When I was eleven years old, and studying music as if my life depended on it, but not knowing if I was good enough or would ever make a difference to anybody, I got into some kind of argument at home, and did an eleven-year-old thing, running up to my room to be as sad and alone as possible. My father came up and came into my room and sat there for a while, silently. He could have said a lot of reasonable things, including “Stop it" or “Just grow up.” Instead, he said the most wonderful thing, something I remember now years later, when he is gone. After a long, companionable silence, he said: “We need you.”

And that is what I say to all of you, everyone who is working to make music happen in the world, no matter how or where: “We need you.”

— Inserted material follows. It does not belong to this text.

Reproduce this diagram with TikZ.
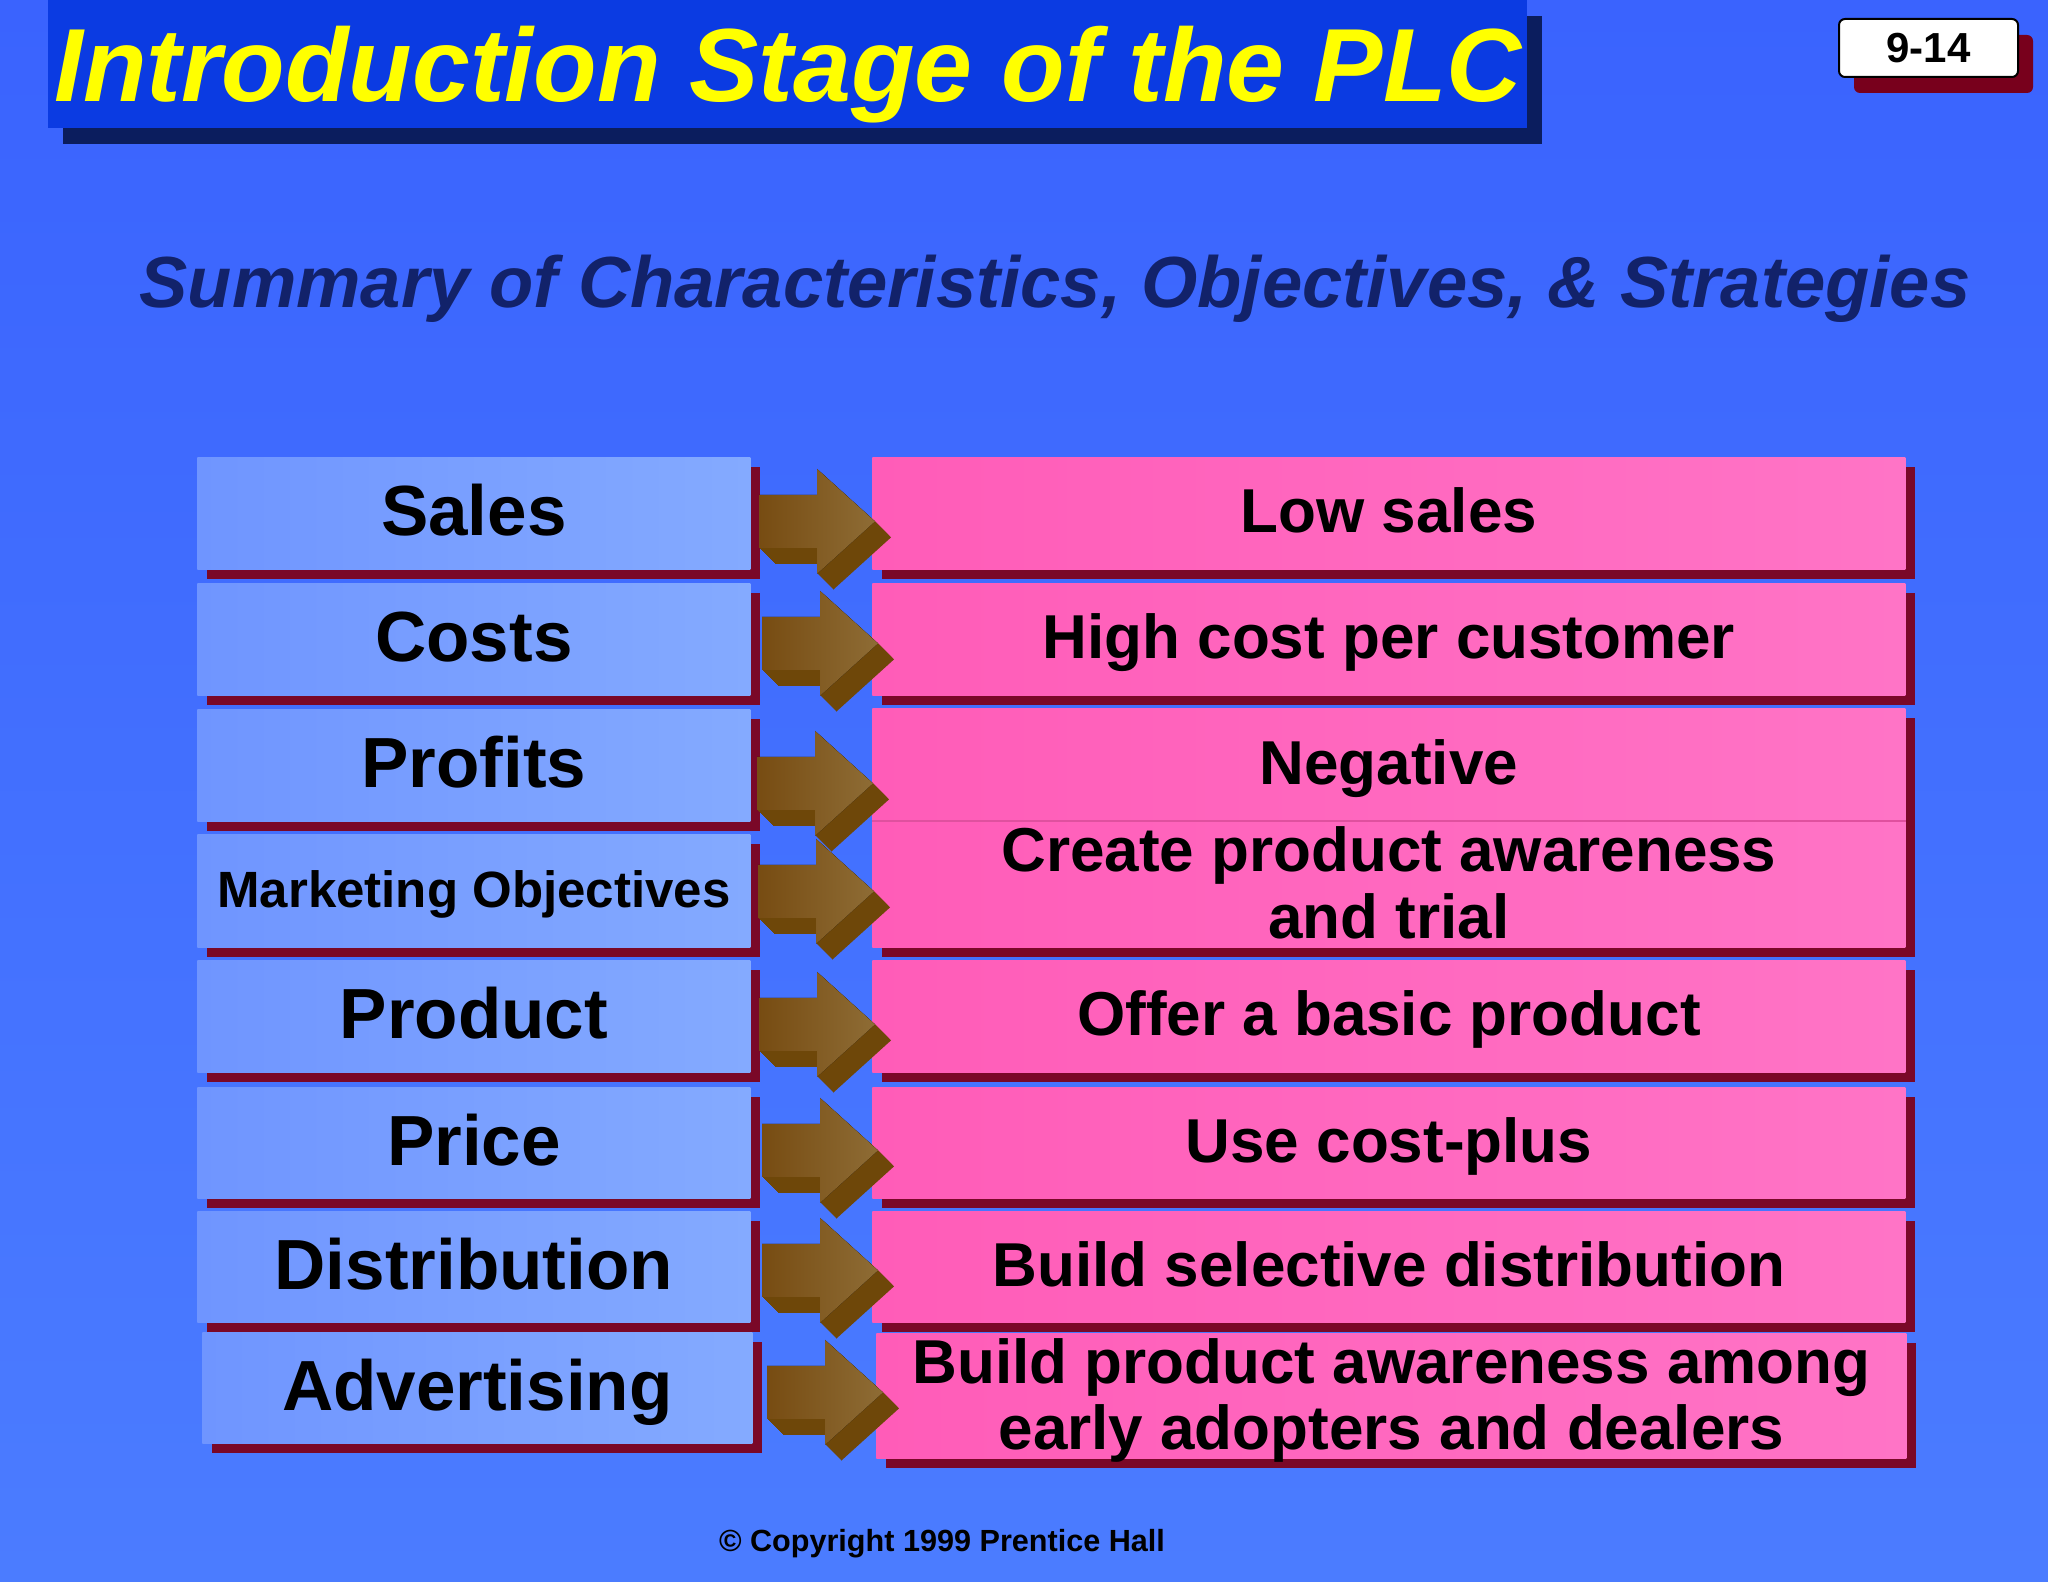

Just this past weekend, I was at an extraordinary dinner party here in Aspen. Among the guests were a very well-known thinker and commentator on politics, and an immensely important historian who is a filmmaker. In our conversation, they both agreed that no one ever talks about love any more – the idea that love is at the heart of what we do and how we do it is now absent. But another person there, a musician, said, “Everything we do in our world is about love and through love, and we talk about it all the time!”

Be proud of your work in music. Be convinced that it is worthwhile. Learn everything you can from those who WANT you to learn, and then turn around and give it back to others. Be someone who is completely tied into a community. Talk to people different from you. Listen to people different from you. The world needs you, now.